Disposal of Jointly Owned Property

Section 27 gives the court authority to deal with property that was presented at or around the time of the marriage and belongs jointly to both spouses.16Indian Kanoon. Section 27 in The Hindu Marriage Act, 1955 In any proceeding under the Act, the court can include whatever provisions it considers just and proper regarding this property in its decree. This is a narrower power than a general property division — it covers wedding gifts and similar jointly held items, not all marital assets.

Appeals

Every decree passed under the Act can be appealed, with the exception of cost-only orders.17Indian Kanoon. Section 28 in The Hindu Marriage Act, 1955 The appeal goes to whichever higher court ordinarily hears civil appeals from the trial court. Orders related to permanent alimony (Section 25) or child custody (Section 26) are also appealable, as long as they are final orders and not interim ones. The deadline is firm: every appeal must be filed within ninety days of the decree or order. Missing that window forfeits the right to challenge the decision through the regular appellate process.

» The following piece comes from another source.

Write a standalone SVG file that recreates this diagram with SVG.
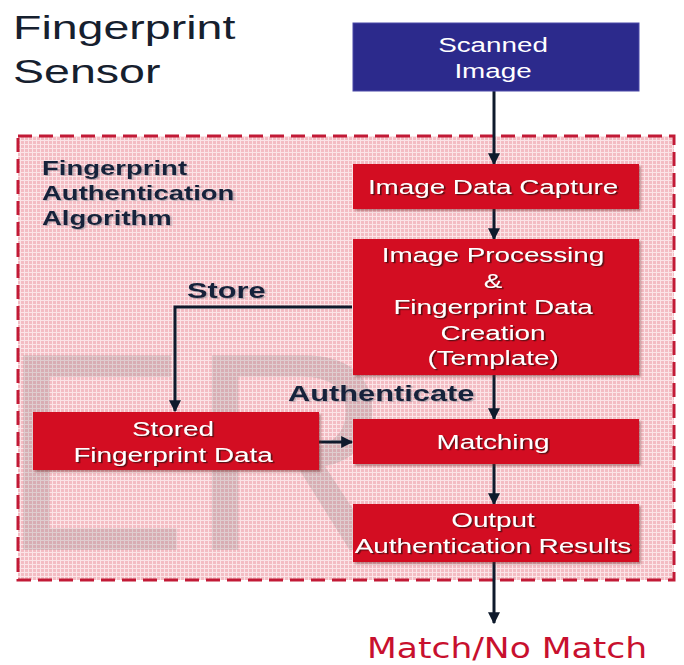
<svg xmlns="http://www.w3.org/2000/svg" width="684" height="665" viewBox="0 0 684 665">
<defs>
<pattern id="grid" width="4" height="4" patternUnits="userSpaceOnUse">
<rect width="4" height="4" fill="#f3bcc3"/>
<path d="M0 0.5H4M0.5 0V4" stroke="#fbe4e7" stroke-width="1"/>
</pattern>
<filter id="boxsh" x="-5%" y="-10%" width="115%" height="130%">
<feDropShadow dx="2" dy="2" stdDeviation="1" flood-color="#6a2020" flood-opacity="0.45"/>
</filter>
<filter id="txtsh" x="-5%" y="-20%" width="115%" height="150%">
<feDropShadow dx="1.2" dy="1.2" stdDeviation="0.5" flood-color="#3a0a0a" flood-opacity="0.8"/>
</filter>
<filter id="lblsh" x="-5%" y="-20%" width="115%" height="150%">
<feDropShadow dx="1" dy="1" stdDeviation="0.6" flood-color="#6a6a7a" flood-opacity="0.5"/>
</filter>
<marker id="arr" viewBox="0 0 10 10" refX="9" refY="5" markerWidth="4" markerHeight="4" orient="auto" markerUnits="strokeWidth">
<path d="M0 0L10 5L0 10Z" fill="#0e1a2c"/>
</marker>
</defs>
<style>
.box{fill:#d30c20;filter:url(#boxsh)}
.blue{fill:#2c2a8c;stroke:#4a48a8;stroke-width:1}
.bt{font-family:"Liberation Sans",Arial,sans-serif;font-size:20px;fill:#ffffff;text-anchor:middle;filter:url(#txtsh)}
.lbl{font-family:"Liberation Sans",Arial,sans-serif;font-weight:bold;fill:#15233a;filter:url(#lblsh)}
.conn{fill:none;stroke:#0e1a2c;stroke-width:3;marker-end:url(#arr)}
</style>
<rect width="684" height="665" fill="#ffffff"/>

<g id="title">
<text class="lbl" style="font-weight:normal;font-size:33px;fill:#16202e;filter:none" transform="matrix(1.41 0 0 1 13 39)">Fingerprint</text>
<text class="lbl" style="font-weight:normal;font-size:33px;fill:#16202e;filter:none" transform="matrix(1.41 0 0 1 13 83)">Sensor</text>
</g>

<g id="algorithm-area">
<rect x="18" y="136" width="656" height="444" fill="url(#grid)" stroke="#c21a36" stroke-width="3" stroke-dasharray="14 7"/>
<text class="lbl" style="font-size:19.5px" transform="matrix(1.41 0 0 1 42 175)">Fingerprint</text>
<text class="lbl" style="font-size:19.5px" transform="matrix(1.41 0 0 1 42 200)">Authentication</text>
<text class="lbl" style="font-size:19.5px" transform="matrix(1.41 0 0 1 42 225)">Algorithm</text>
</g>

<g id="watermark">
<text x="0" y="550" font-family="Liberation Sans, Arial, sans-serif" font-size="283" fill="#7a7a7a" fill-opacity="0.22">ER</text>
</g>

<g id="connectors">
<line class="conn" x1="494" y1="91" x2="494" y2="164"/>
<line class="conn" x1="494" y1="209" x2="494" y2="239"/>
<polyline class="conn" points="352,307 175,307 175,411"/>
<line class="conn" x1="494" y1="375" x2="494" y2="419"/>
<line class="conn" x1="319" y1="442" x2="352" y2="442"/>
<line class="conn" x1="494" y1="464" x2="494" y2="504"/>
<line class="conn" x1="494" y1="562" x2="494" y2="623"/>
<text class="lbl" style="font-size:22px" transform="matrix(1.4 0 0 1 187 298)">Store</text>
<text class="lbl" style="font-size:22px" transform="matrix(1.4 0 0 1 288 401)">Authenticate</text>
</g>

<g id="scanned-image">
<rect class="blue" x="353" y="23" width="286" height="68"/>
<text class="bt" style="filter:none" transform="matrix(1.39 0 0 1 493 52)">Scanned</text>
<text class="bt" style="filter:none" transform="matrix(1.39 0 0 1 493 78)">Image</text>
</g>

<g id="image-data-capture">
<rect class="box" x="353" y="164" width="286" height="45"/>
<text class="bt" transform="matrix(1.39 0 0 1 493 194)">Image Data Capture</text>
</g>

<g id="image-processing">
<rect class="box" x="353" y="239" width="286" height="136"/>
<text class="bt" transform="matrix(1.39 0 0 1 493 262)">Image Processing</text>
<text class="bt" transform="matrix(1.39 0 0 1 493 288)">&amp;</text>
<text class="bt" transform="matrix(1.39 0 0 1 493 314)">Fingerprint Data</text>
<text class="bt" transform="matrix(1.39 0 0 1 493 340)">Creation</text>
<text class="bt" transform="matrix(1.39 0 0 1 493 365)">(Template)</text>
</g>

<g id="stored-fingerprint-data">
<rect class="box" x="33" y="412" width="286" height="58"/>
<text class="bt" transform="matrix(1.39 0 0 1 173 436)">Stored</text>
<text class="bt" transform="matrix(1.39 0 0 1 173 462)">Fingerprint Data</text>
</g>

<g id="matching">
<rect class="box" x="353" y="419" width="286" height="45"/>
<text class="bt" transform="matrix(1.39 0 0 1 493 449)">Matching</text>
</g>

<g id="output-results">
<rect class="box" x="353" y="504" width="286" height="58"/>
<text class="bt" transform="matrix(1.39 0 0 1 493 527)">Output</text>
<text class="bt" transform="matrix(1.39 0 0 1 493 553)">Authentication Results</text>
</g>

<g id="result">
<text x="367" y="658" font-family="DejaVu Sans, Verdana, sans-serif" font-size="29" fill="#c8102e" textLength="280" lengthAdjust="spacingAndGlyphs">Match/No Match</text>
</g>
</svg>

Recognition for U.S. Immigration Purposes

Marriages performed under the Hindu Marriage Act can be recognized by U.S. immigration authorities under the “place of celebration” rule — meaning the marriage’s validity is judged by the law of the country where it was performed.18U.S. Citizenship and Immigration Services. Chapter 2 – Marriage and Marital Union for Naturalization The applicant bears the burden of proving the marriage is legally valid. An official civil record is the preferred evidence, which is why obtaining a registration certificate under Section 8 matters so much for couples who may later need to navigate the U.S. immigration system. USCIS will not recognize polygamous marriages even if legally performed abroad, and proxy marriages must have been consummated to qualify.